--- Start MATERIAL FOR THIS EXERCISE ---
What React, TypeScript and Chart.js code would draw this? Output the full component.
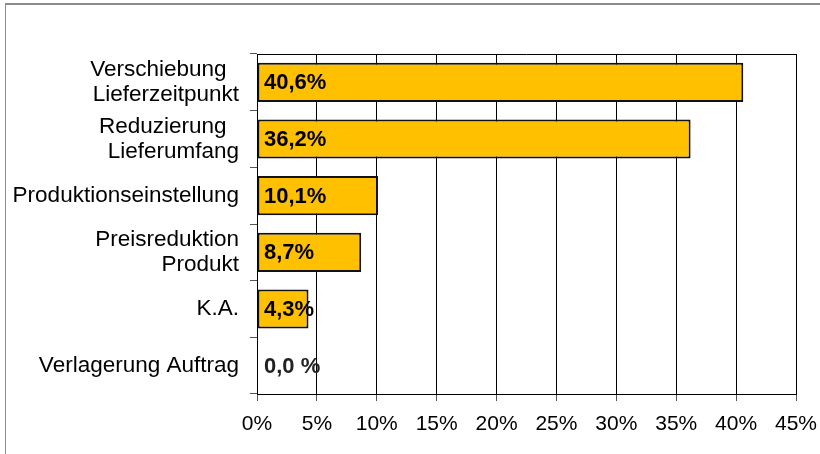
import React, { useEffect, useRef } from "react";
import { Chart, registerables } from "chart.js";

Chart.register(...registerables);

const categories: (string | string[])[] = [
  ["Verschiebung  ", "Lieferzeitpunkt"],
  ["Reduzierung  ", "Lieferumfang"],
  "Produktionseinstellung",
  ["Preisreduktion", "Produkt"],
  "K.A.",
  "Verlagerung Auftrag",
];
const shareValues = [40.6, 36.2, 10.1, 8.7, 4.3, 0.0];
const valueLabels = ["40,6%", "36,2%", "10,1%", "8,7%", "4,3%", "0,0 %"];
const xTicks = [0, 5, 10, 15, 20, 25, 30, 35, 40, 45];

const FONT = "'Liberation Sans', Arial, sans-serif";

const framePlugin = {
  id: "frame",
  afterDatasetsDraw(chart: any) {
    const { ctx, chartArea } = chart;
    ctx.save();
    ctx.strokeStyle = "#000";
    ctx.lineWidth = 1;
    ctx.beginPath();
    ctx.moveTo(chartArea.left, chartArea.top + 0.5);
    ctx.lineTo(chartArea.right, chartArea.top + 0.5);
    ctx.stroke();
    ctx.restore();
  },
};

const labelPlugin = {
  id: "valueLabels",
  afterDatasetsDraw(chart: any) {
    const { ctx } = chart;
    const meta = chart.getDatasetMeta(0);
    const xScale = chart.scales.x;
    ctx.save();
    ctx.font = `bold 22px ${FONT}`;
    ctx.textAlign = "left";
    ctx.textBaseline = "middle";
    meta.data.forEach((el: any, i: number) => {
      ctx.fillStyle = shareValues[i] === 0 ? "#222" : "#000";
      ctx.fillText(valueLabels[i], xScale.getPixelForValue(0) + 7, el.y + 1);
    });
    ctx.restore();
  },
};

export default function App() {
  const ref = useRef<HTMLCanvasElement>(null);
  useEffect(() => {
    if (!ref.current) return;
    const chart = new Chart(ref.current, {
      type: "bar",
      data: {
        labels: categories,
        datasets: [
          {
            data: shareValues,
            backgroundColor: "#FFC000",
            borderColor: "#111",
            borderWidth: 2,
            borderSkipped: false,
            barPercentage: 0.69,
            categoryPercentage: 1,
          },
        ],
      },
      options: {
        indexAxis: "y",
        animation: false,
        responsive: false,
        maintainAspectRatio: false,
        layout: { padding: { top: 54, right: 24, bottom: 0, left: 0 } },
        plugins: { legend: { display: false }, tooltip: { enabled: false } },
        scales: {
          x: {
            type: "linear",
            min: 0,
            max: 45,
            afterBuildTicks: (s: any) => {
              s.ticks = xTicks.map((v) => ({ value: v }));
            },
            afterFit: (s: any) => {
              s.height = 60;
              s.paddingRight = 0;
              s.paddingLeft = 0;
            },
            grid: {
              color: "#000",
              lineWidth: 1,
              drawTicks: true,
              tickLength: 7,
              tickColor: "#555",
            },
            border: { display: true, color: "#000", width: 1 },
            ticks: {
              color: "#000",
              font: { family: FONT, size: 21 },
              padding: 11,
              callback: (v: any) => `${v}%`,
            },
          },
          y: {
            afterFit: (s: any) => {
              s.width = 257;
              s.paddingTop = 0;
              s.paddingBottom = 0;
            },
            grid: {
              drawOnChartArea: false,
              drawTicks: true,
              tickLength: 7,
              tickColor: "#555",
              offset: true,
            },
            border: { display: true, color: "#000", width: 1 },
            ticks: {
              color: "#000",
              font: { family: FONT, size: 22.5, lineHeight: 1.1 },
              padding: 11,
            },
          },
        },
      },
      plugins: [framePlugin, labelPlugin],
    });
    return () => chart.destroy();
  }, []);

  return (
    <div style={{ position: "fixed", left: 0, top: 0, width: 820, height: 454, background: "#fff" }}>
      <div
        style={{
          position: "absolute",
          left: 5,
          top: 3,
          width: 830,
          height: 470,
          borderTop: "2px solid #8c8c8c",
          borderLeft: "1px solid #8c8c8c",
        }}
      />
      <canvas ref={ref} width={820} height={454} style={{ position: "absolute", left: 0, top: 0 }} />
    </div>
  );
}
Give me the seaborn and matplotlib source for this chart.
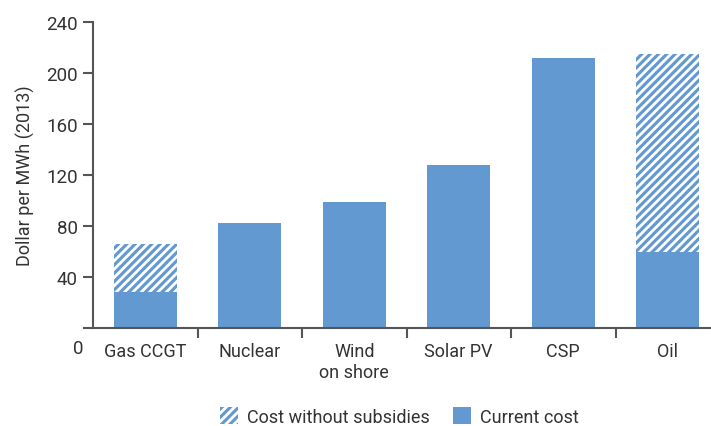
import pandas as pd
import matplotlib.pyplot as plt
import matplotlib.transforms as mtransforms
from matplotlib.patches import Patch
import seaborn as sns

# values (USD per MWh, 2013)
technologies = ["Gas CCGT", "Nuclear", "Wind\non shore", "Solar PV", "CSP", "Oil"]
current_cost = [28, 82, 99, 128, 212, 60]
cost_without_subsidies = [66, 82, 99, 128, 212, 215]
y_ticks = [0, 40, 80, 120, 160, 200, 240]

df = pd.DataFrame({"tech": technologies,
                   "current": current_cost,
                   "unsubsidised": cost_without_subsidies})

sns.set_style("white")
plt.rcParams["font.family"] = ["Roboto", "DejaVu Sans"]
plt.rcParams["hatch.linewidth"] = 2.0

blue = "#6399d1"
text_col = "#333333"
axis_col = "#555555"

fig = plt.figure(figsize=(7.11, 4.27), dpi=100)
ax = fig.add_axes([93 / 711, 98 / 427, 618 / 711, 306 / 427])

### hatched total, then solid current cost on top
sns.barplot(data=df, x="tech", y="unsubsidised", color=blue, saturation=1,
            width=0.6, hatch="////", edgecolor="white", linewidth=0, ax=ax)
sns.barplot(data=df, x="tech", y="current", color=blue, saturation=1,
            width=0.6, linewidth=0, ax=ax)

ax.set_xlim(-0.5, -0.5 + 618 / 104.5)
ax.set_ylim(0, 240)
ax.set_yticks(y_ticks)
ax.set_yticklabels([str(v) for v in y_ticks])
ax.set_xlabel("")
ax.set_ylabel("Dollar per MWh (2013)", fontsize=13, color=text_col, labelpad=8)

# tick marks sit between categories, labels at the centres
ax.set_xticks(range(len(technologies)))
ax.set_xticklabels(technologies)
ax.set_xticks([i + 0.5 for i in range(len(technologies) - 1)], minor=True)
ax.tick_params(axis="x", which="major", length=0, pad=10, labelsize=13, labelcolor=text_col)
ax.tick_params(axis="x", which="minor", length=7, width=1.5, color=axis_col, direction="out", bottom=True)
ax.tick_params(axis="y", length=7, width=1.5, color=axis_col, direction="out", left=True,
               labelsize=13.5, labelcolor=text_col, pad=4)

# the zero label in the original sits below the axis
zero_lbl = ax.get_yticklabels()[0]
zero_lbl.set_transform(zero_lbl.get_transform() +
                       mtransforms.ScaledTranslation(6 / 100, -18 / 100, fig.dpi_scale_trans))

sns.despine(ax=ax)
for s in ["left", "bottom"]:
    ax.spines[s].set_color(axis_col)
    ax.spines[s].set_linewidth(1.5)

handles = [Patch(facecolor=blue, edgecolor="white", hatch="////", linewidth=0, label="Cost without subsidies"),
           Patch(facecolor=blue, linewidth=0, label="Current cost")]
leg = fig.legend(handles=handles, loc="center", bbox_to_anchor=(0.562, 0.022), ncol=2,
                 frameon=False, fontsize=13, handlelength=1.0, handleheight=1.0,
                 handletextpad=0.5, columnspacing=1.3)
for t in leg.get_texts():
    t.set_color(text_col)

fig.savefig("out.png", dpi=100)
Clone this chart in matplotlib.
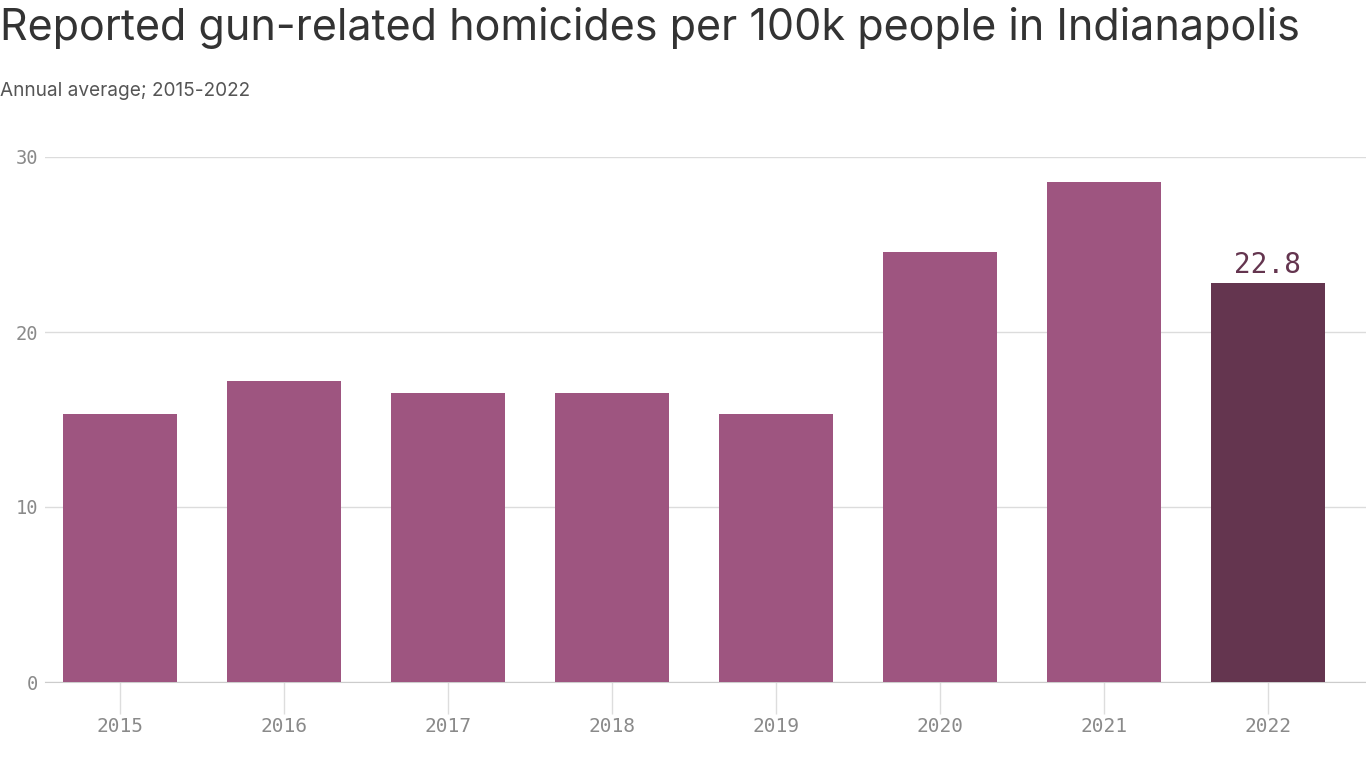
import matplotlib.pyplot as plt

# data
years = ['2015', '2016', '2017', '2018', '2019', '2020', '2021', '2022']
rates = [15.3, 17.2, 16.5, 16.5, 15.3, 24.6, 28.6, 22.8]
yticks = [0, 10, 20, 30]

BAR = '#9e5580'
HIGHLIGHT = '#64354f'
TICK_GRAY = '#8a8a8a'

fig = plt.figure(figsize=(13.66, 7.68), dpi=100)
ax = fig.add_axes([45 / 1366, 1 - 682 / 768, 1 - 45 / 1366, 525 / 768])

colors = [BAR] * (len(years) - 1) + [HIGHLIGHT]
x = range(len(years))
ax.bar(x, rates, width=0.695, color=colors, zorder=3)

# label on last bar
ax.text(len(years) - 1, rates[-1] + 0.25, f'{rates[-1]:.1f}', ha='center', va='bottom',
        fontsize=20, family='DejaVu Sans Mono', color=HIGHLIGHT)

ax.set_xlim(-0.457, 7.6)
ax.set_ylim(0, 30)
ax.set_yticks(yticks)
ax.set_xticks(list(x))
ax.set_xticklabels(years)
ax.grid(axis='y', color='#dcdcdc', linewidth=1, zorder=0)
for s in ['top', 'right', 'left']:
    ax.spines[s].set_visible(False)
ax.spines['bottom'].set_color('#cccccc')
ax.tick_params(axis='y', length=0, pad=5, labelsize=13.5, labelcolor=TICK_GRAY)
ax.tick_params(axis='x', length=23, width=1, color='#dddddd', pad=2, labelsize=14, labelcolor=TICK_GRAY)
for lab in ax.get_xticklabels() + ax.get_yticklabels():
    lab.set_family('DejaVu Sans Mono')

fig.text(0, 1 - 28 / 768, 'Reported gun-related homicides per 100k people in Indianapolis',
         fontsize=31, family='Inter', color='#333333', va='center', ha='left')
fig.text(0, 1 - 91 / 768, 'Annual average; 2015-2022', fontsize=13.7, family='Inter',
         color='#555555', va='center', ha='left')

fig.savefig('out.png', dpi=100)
--- End MATERIAL FOR THIS EXERCISE ---
• [WORK INSTRUCTIONS]: Of the lines above, quote exactly those from the one with "Clone this chart in matplotlib." through the one with "ax = fig.add_axes([45", ends included; pictures stay out.

• [WRITTEN RESPONSE]:
Clone this chart in matplotlib.
import matplotlib.pyplot as plt

# data
years = ['2015', '2016', '2017', '2018', '2019', '2020', '2021', '2022']
rates = [15.3, 17.2, 16.5, 16.5, 15.3, 24.6, 28.6, 22.8]
yticks = [0, 10, 20, 30]

BAR = '#9e5580'
HIGHLIGHT = '#64354f'
TICK_GRAY = '#8a8a8a'

fig = plt.figure(figsize=(13.66, 7.68), dpi=100)
ax = fig.add_axes([45 / 1366, 1 - 682 / 768, 1 - 45 / 1366, 525 / 768])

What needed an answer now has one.